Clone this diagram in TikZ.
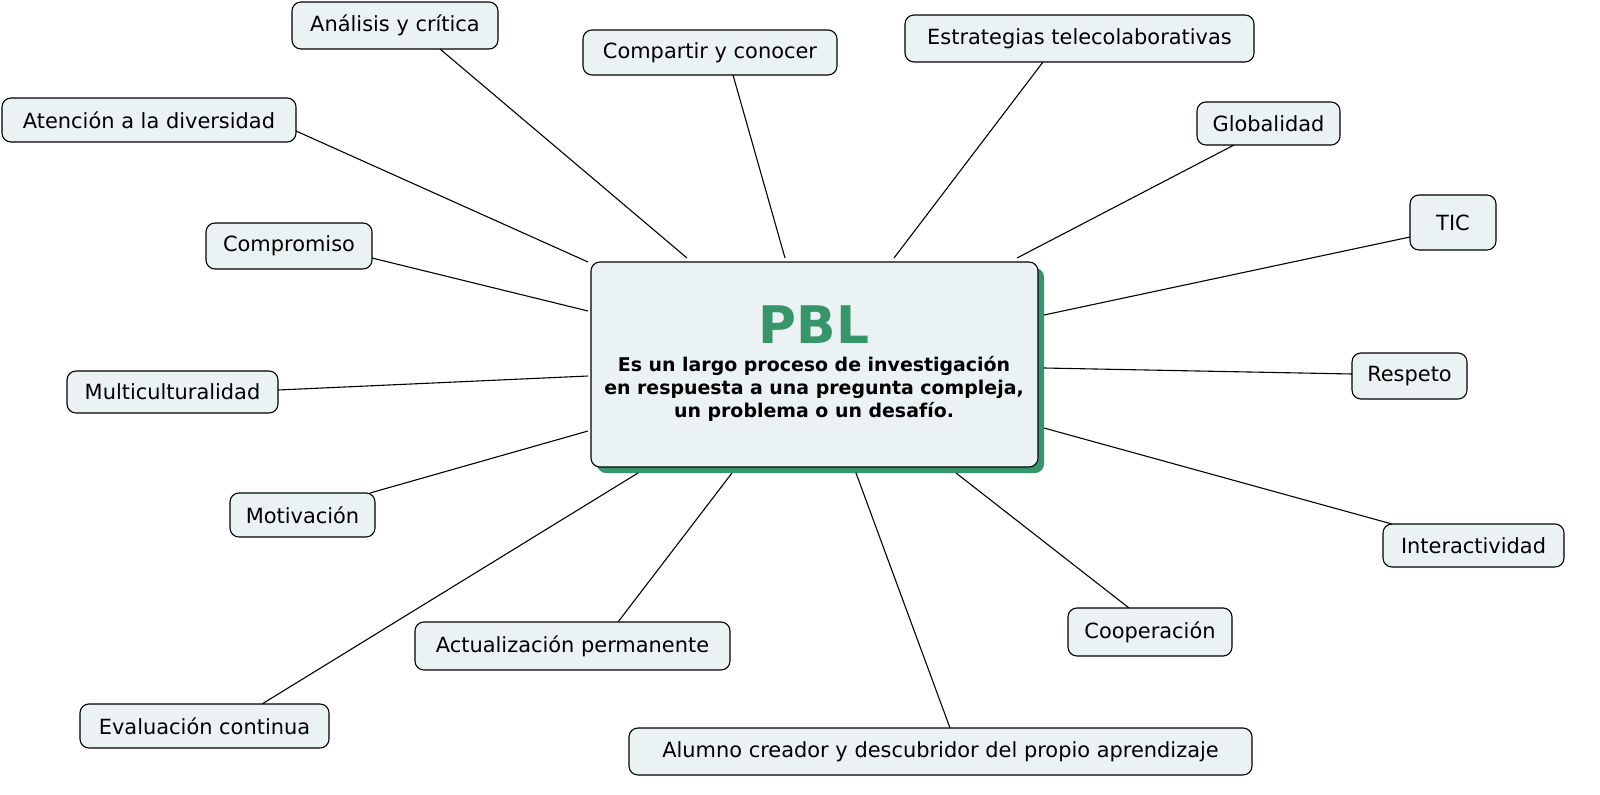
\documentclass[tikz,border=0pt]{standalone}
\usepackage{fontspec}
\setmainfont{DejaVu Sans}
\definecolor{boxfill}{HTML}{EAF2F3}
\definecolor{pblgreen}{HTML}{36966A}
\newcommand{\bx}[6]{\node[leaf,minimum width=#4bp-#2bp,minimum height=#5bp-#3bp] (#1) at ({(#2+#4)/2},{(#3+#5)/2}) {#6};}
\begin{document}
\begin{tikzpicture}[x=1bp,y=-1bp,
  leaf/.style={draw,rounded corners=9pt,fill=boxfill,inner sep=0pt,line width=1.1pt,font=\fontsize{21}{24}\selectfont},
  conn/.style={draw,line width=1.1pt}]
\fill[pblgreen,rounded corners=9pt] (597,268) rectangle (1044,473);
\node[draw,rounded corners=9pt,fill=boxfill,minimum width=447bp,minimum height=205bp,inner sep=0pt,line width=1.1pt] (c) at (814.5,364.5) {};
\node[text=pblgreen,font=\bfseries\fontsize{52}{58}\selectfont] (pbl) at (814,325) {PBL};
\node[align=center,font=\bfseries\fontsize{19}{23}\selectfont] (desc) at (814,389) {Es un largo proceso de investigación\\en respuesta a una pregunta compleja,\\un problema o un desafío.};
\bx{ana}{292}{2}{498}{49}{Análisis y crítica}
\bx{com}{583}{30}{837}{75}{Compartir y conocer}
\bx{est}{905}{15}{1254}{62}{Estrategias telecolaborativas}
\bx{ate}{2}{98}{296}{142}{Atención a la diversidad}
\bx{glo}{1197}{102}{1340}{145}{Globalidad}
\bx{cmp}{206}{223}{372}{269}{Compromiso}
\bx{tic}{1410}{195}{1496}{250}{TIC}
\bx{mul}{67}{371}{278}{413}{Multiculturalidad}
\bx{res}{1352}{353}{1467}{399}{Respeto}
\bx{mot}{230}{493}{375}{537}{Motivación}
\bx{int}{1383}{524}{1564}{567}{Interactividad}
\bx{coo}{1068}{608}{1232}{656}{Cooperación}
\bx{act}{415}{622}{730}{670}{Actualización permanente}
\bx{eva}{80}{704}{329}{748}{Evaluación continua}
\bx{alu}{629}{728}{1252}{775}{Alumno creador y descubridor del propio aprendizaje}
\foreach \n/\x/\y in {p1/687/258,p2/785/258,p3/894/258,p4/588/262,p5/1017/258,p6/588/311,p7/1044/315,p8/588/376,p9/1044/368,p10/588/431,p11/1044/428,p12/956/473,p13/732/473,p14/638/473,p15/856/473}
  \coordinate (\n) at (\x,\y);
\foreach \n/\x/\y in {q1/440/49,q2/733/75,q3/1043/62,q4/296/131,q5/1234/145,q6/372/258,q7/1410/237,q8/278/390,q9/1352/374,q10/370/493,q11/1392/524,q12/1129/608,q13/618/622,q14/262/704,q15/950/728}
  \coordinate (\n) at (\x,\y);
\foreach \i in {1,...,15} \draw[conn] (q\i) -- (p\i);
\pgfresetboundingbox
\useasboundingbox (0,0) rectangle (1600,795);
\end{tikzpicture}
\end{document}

::::

Without the pictures, output the full listing exactly as it stands.

Clone this diagram in TikZ.
\documentclass[tikz,border=0pt]{standalone}
\usepackage{fontspec}
\setmainfont{DejaVu Sans}
\definecolor{boxfill}{HTML}{EAF2F3}
\definecolor{pblgreen}{HTML}{36966A}
\newcommand{\bx}[6]{\node[leaf,minimum width=#4bp-#2bp,minimum height=#5bp-#3bp] (#1) at ({(#2+#4)/2},{(#3+#5)/2}) {#6};}
\begin{document}
\begin{tikzpicture}[x=1bp,y=-1bp,
  leaf/.style={draw,rounded corners=9pt,fill=boxfill,inner sep=0pt,line width=1.1pt,font=\fontsize{21}{24}\selectfont},
  conn/.style={draw,line width=1.1pt}]
\fill[pblgreen,rounded corners=9pt] (597,268) rectangle (1044,473);
\node[draw,rounded corners=9pt,fill=boxfill,minimum width=447bp,minimum height=205bp,inner sep=0pt,line width=1.1pt] (c) at (814.5,364.5) {};
\node[text=pblgreen,font=\bfseries\fontsize{52}{58}\selectfont] (pbl) at (814,325) {PBL};
\node[align=center,font=\bfseries\fontsize{19}{23}\selectfont] (desc) at (814,389) {Es un largo proceso de investigación\\en respuesta a una pregunta compleja,\\un problema o un desafío.};
\bx{ana}{292}{2}{498}{49}{Análisis y crítica}
\bx{com}{583}{30}{837}{75}{Compartir y conocer}
\bx{est}{905}{15}{1254}{62}{Estrategias telecolaborativas}
\bx{ate}{2}{98}{296}{142}{Atención a la diversidad}
\bx{glo}{1197}{102}{1340}{145}{Globalidad}
\bx{cmp}{206}{223}{372}{269}{Compromiso}
\bx{tic}{1410}{195}{1496}{250}{TIC}
\bx{mul}{67}{371}{278}{413}{Multiculturalidad}
\bx{res}{1352}{353}{1467}{399}{Respeto}
\bx{mot}{230}{493}{375}{537}{Motivación}
\bx{int}{1383}{524}{1564}{567}{Interactividad}
\bx{coo}{1068}{608}{1232}{656}{Cooperación}
\bx{act}{415}{622}{730}{670}{Actualización permanente}
\bx{eva}{80}{704}{329}{748}{Evaluación continua}
\bx{alu}{629}{728}{1252}{775}{Alumno creador y descubridor del propio aprendizaje}
\foreach \n/\x/\y in {p1/687/258,p2/785/258,p3/894/258,p4/588/262,p5/1017/258,p6/588/311,p7/1044/315,p8/588/376,p9/1044/368,p10/588/431,p11/1044/428,p12/956/473,p13/732/473,p14/638/473,p15/856/473}
  \coordinate (\n) at (\x,\y);
\foreach \n/\x/\y in {q1/440/49,q2/733/75,q3/1043/62,q4/296/131,q5/1234/145,q6/372/258,q7/1410/237,q8/278/390,q9/1352/374,q10/370/493,q11/1392/524,q12/1129/608,q13/618/622,q14/262/704,q15/950/728}
  \coordinate (\n) at (\x,\y);
\foreach \i in {1,...,15} \draw[conn] (q\i) -- (p\i);
\pgfresetboundingbox
\useasboundingbox (0,0) rectangle (1600,795);
\end{tikzpicture}
\end{document}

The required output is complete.